Do Doosan’s boilers have a proven track record in ultra supercritical (USC) category? Nope. Its first ever USC boiler will only be completed and commencing in 2017. That’s two years away.

Do Doosan boilers have adequate track record for the supercritical category? Nope. For it to be adequate, it has to have five or more units operating for at least three years. Doosan falls short both in number of units as well as number of years in operations.

But I reiterate, this is on paper. How YTL’s bid got through is a question we need to ask the EC.

Mr Pua keeps harping on lower bid price though. That should be the main contention for choosing a winner, right? If we go by his argument, 1MDB would have won Track 3A, the 1,000 MW coal fired plant awarded to TNB in 2013. But it didn’t, despite having the lowest bid, because there is always a wider consideration.

For Project 3B, YTL is unfortunate to choose a plant site that is much further away from the major load center in Klang Valley. Most electricity consumers are in the central region. The electricity supply has to travel 160km from Tanjong Tohor to get to its main consumers, at least three times the journey from any other proposed plants, all of which are in the central region.

The transmission losses occurring during the journey, even at estimated conservative 2 per cent loss, would have already bumped up YTL’s bid to more than what 1MDB’s bids are.

On top of that, new transmission line to be built all the way to Tanjung Tohor is going to cost TNB some pretty penny. How pretty? Cost of transmission line ONLY, not accounting for transmission losses that is sure to happen, can break RM700 million.
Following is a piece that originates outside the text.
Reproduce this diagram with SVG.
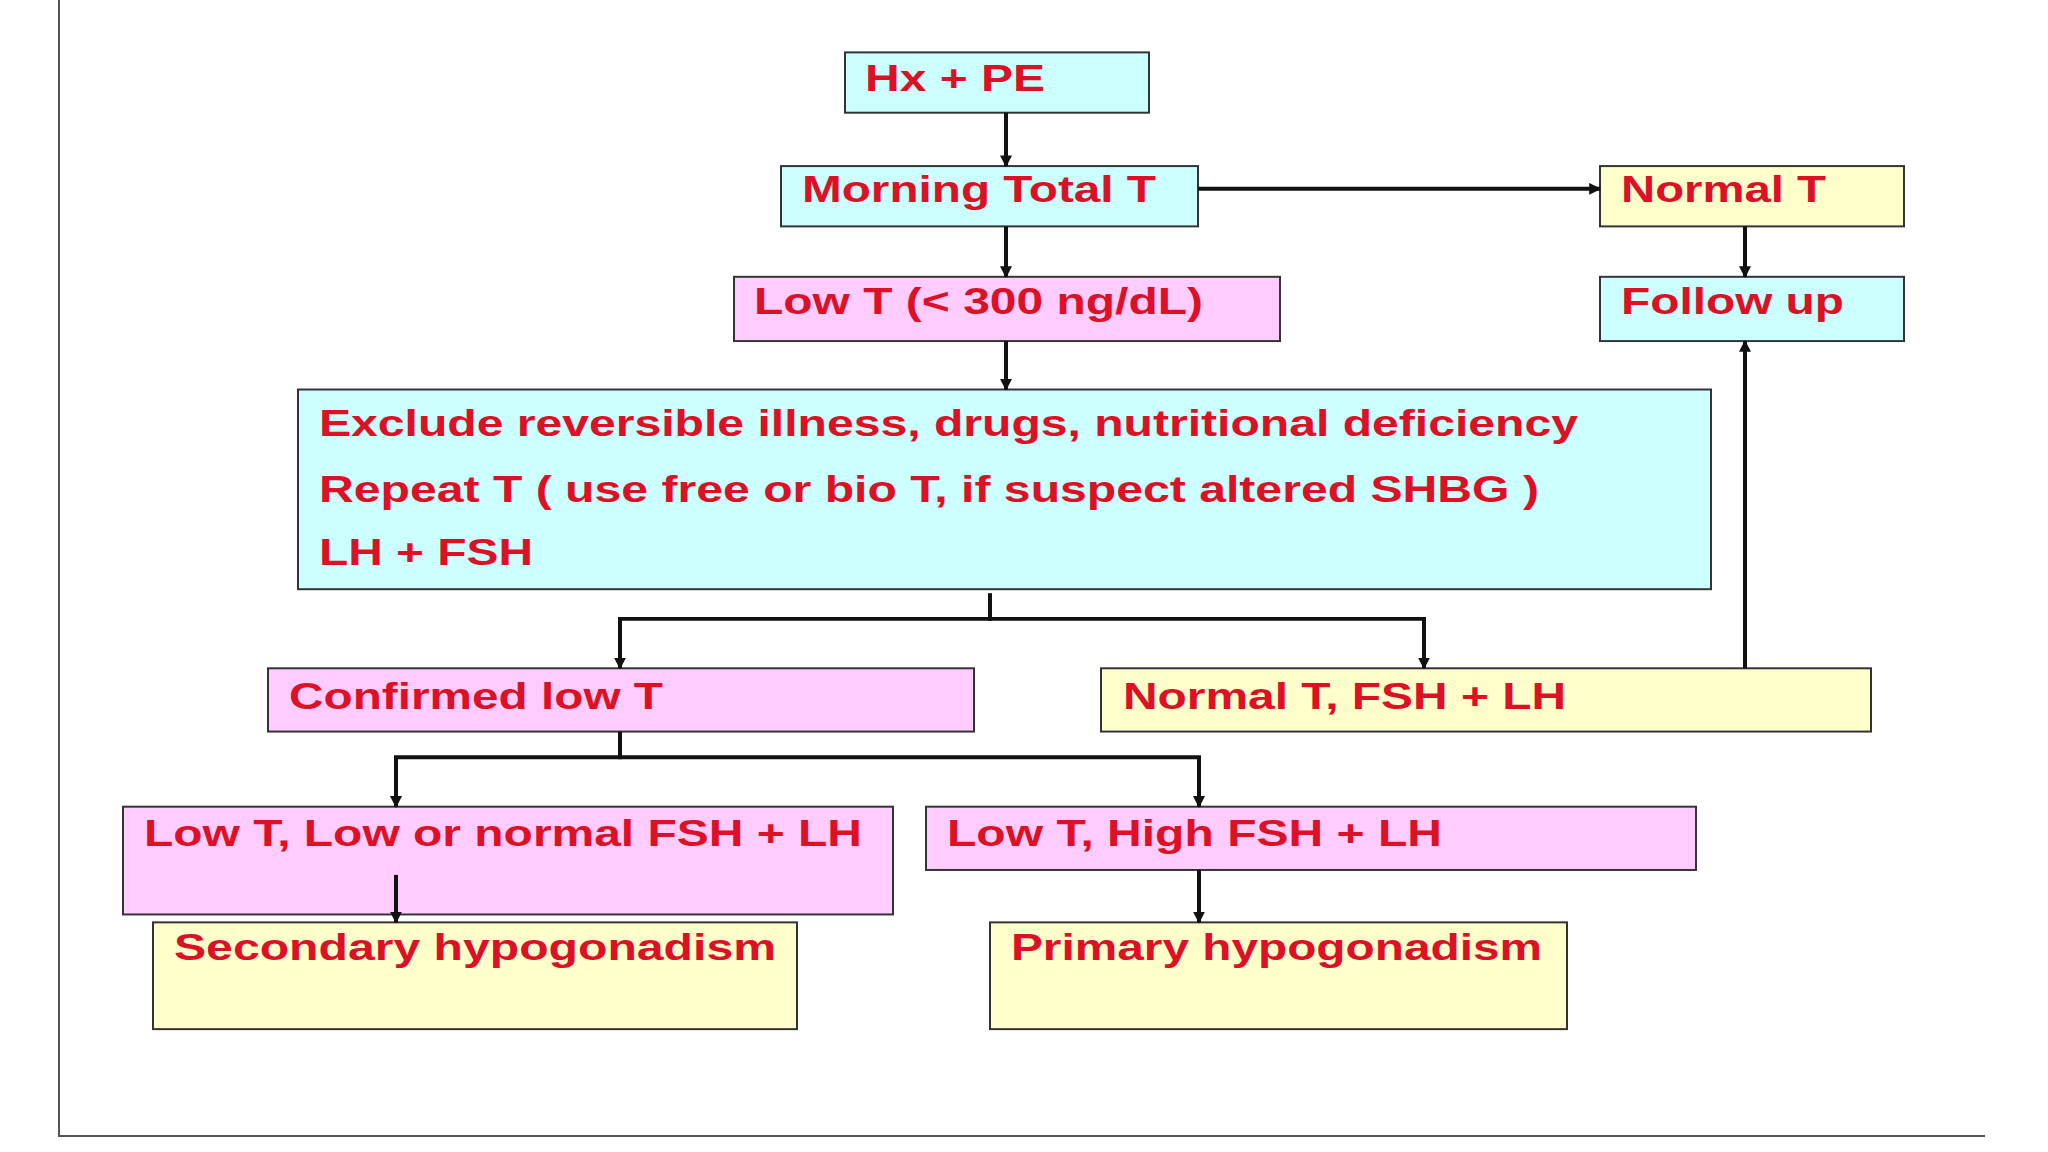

Now 1MDB is not without criticism – who really knows what’s going on in there. For this particular bid though, when you look at the overall picture, that 1 per cent difference in bid price between YTL and 1MDB would have been more than completely erased. The “real” price that would have to be borne by TNB and the Government, and ultimately the people, is much higher if YTL win.

Over the years YTL have also secured, with varying degree of controversy:

· a 30 year concession to finance, build, maintain and control the operations of the ERL in 1997 at an estimated RM2.4billion. You’ll be glad to know that you are still subsidizing this operation via a RM2 and RM6 tax for every domestic and international passenger respectively. YTL is also doing ERL extension for KLIA2

· a RM1 billion river cleaning contract in 2007.

· and most recently, the 1Bestarinet project to wire up schools costing RM1.5billion, which have been criticised for being utilized as a means of expansion for YTL’s 4G network.

· Many, many more. Mostly awarded due to their close relationship to the powers that be.

Do we really need to reward YTL with even more? Let me spell it out to Mr Pua – YTL brings in a nominally lower bid for 3B – but with an additional cost in hundred millions ringgits to be borne by Tenaga and the Government, for a plant that will have inferior machinery (thus higher risk of breaking down), at the expense of the Rakyat.

So why is Mr Pua championing YTL?

YTL, long the favoured corporate behemoth for big ticket contracts. Don’t suddenly clothe them as doing service to the rakyat – it is lazy and hypocritical.